I’ve lived in Memphis for most of my life, and the culture, the music, and the soul of the city are definitely within me. I’ve taken many different career paths that all have one underlying thread–social service and connecting with people. I love learning about different people, their views on different topics, and trying to understand why they think, feel, and believe as they do.

To be known as a professional speaker and coach is so funny to me because, in school, I absolutely could not stand to give a speech or any kind of presentation–I was so, so bad at it! My college roommate still laughs at one of my terrible presentations during Speech 101. But, as I became interested in creating, developing, and implementing leadership programs, slowly, I became more confident in my ability to give presentations.

After several people encouraged me to go out on my own, I did, and 28 years later I’m still at it! In the last few years, I’ve expanded into coaching new and aspiring speakers, and have found that I absolutely love helping them take their stories and content and creating presentations that are meaningful and impactful.

Helping people be their very best in the business they were called to do is what I know I was also called to do!

I’m sure you wouldn’t say it’s been obstacle-free, but so far would you say the journey has been a fairly smooth road?
Beginning my career as a very naive, young woman in the Criminal Justice field was a rude awakening to the harsh realities of some people’s lives.

After a few years of trying to find my way, I was asked to develop a youth leadership/alcohol and drug prevention/traffic safety program for the state of Mississippi. That set me on my path of working with youth, those adults who work with youth, and in turn, helping people live their best life.

Part of my job was to give presentations in schools, and people would ask, “What is your hook?” I realized they wanted some wild or wonderful story about my life, and I didn’t know how to answer.

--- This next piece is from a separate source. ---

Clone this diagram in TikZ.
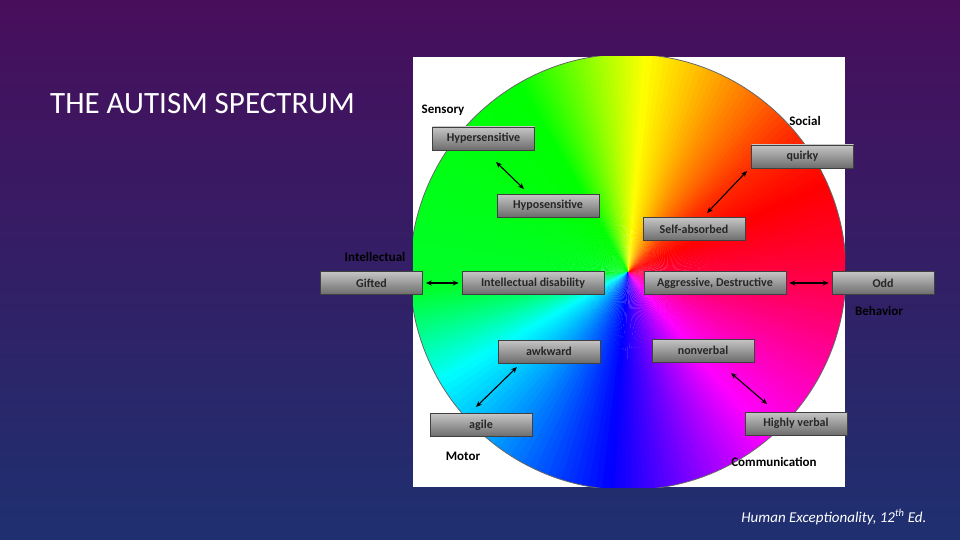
\documentclass[tikz,border=0pt]{standalone}
\usepackage{fontspec}
\setmainfont{Carlito}
\usetikzlibrary{arrows.meta}
\begin{document}
\begin{tikzpicture}[x=1pt,y=-1pt,
  lbl/.style={draw=black!75,line width=0.6pt,top color=gray!45,bottom color=gray!85!black,minimum width=102pt,minimum height=23pt,inner sep=0pt,font=\bfseries\fontsize{12}{12}\selectfont,text=black!85},
  plain/.style={font=\bfseries\fontsize{13}{13}\selectfont,text=black},
  dbl/.style={{Stealth[length=6pt,width=5pt]}-{Stealth[length=6pt,width=5pt]},line width=1.1pt,black}]
\shade[top color={rgb,255:red,72;green,14;blue,92},bottom color={rgb,255:red,30;green,48;blue,112}] (0,0) rectangle (960,540);
\useasboundingbox (0,0) rectangle (960,540);
\node[text=white,font=\fontsize{31}{31}\selectfont,anchor=west,inner sep=0pt] (title) at (50,104) {THE AUTISM SPECTRUM};
\fill[white] (413,57) rectangle (845,487);
\begin{scope}
\clip (413,57) rectangle (845,487);
\foreach \a/\ha/\b/\hb in {0/-15/40/10,40/10/85/60,85/60/120/120,120/120/185/130,185/130/210/180,210/180/265/240,265/240/310/300,310/300/360/345}{
  \foreach \i in {0,...,29}{
    \pgfmathsetmacro{\sa}{\a+(\b-\a)*\i/30}
    \pgfmathsetmacro{\sb}{\a+(\b-\a)*(\i+1)/30+0.3}
    \pgfmathsetmacro{\hh}{mod(\ha+(\hb-\ha)*(\i+0.5)/30+360,360)}
    \definecolor{wc}{Hsb}{\hh,1,1}
    \fill[wc] (628,272) -- ++(-\sa:218) arc[start angle=-\sa,end angle=-\sb,radius=218] -- cycle;
  }}
\draw[black!60,line width=0.8pt] (628,272) circle[radius=218];
\end{scope}
\node[lbl] (hyper) at (483.5,138.5) {Hypersensitive};
\node[lbl] (quirky) at (802.5,156.5) {quirky};
\node[lbl] (hypo) at (548,205.5) {Hyposensitive};
\node[lbl] (self) at (694,229) {Self-absorbed};
\node[lbl] (gifted) at (371.5,283) {Gifted};
\node[lbl,minimum width=142pt] (intdis) at (533,283) {Intellectual disability};
\node[lbl,minimum width=142pt] (aggr) at (715,283) {Aggressive, Destructive};
\node[lbl] (odd) at (883,283) {Odd};
\node[lbl] (awk) at (549,351.5) {awkward};
\node[lbl] (nonv) at (703,350.5) {nonverbal};
\node[lbl] (agile) at (481,425) {agile};
\node[lbl] (hv) at (796,423.5) {Highly verbal};
\node[plain] (sens) at (443,110) {Sensory};
\node[plain] (soc) at (805,121) {Social};
\node[plain] (intel) at (375,257) {Intellectual};
\node[plain] (beh) at (879,311) {Behavior};
\node[plain] (mot) at (463,456) {Motor};
\node[plain] (comm) at (774,462) {Communication};
\coordinate (a1) at (496,162); \coordinate (a2) at (524,189);
\coordinate (b1) at (747,171); \coordinate (b2) at (707,213);
\coordinate (c1) at (517,367); \coordinate (c2) at (476,407);
\coordinate (d1) at (731,373); \coordinate (d2) at (767,404);
\draw[dbl] (a1) -- (a2);
\draw[dbl] (b1) -- (b2);
\draw[dbl] ([xshift=3pt]gifted.east) -- ([xshift=-3pt]intdis.west);
\draw[dbl] ([xshift=3pt]aggr.east) -- ([xshift=-3pt]odd.west);
\draw[dbl] (c1) -- (c2);
\draw[dbl] (d1) -- (d2);
\node[text=white,font=\itshape\fontsize{15}{15}\selectfont,anchor=east] (cite) at (930,517) {Human Exceptionality, 12\textsuperscript{th} Ed.};
\end{tikzpicture}
\end{document}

But, after a while, I realized that my hook was that I’m a regular person with everyday struggles with stories that many people could relate to.

Great, so let’s talk business. Can you tell our readers more about what you do and what you think sets you apart from others?
I’m a speaker, consultant, and coach, and I help people break through invisible, self-imposed barriers so that they can become unstoppable.

Becoming a professional speaker today is so different from when I first began my career. So many coaching programs only deal with gaining monetary success, but they forget about developing the actual presentations and impacting their audiences-one person at a time. To me, the financial reward comes from being good on stage, and so that is what I love to do–help people create and deliver presentations that matter.

I am also a consultant and work with businesses, teams, organizations, and individuals looking for direction with program development, collaboration, and connection. My coaching practice mainly works with aspiring speakers and helps them get on the right track so they can have a successful business and a life filled with purpose.

Can you talk to us about how you think about risk?
Once when I was at a crossroads with my career, I read a quote that said, “Sometimes, you just have to say yes and go.” I always think of that when I start doubting myself, my abilities, or wondering what the next step is.

Every year, I speak to thousands of people about being their very best, and I work with clients who want to up their game professionally, but sometimes I forget to do the same thing with my own life!

I can be fabulous in other people’s lives, but if I cheat myself and stay in my comfort zone, I end up miserable. To me, taking a risk means just going for something you want–and, even if I mess it all up, at least I know I’ve tried. Then, I look for what’s next.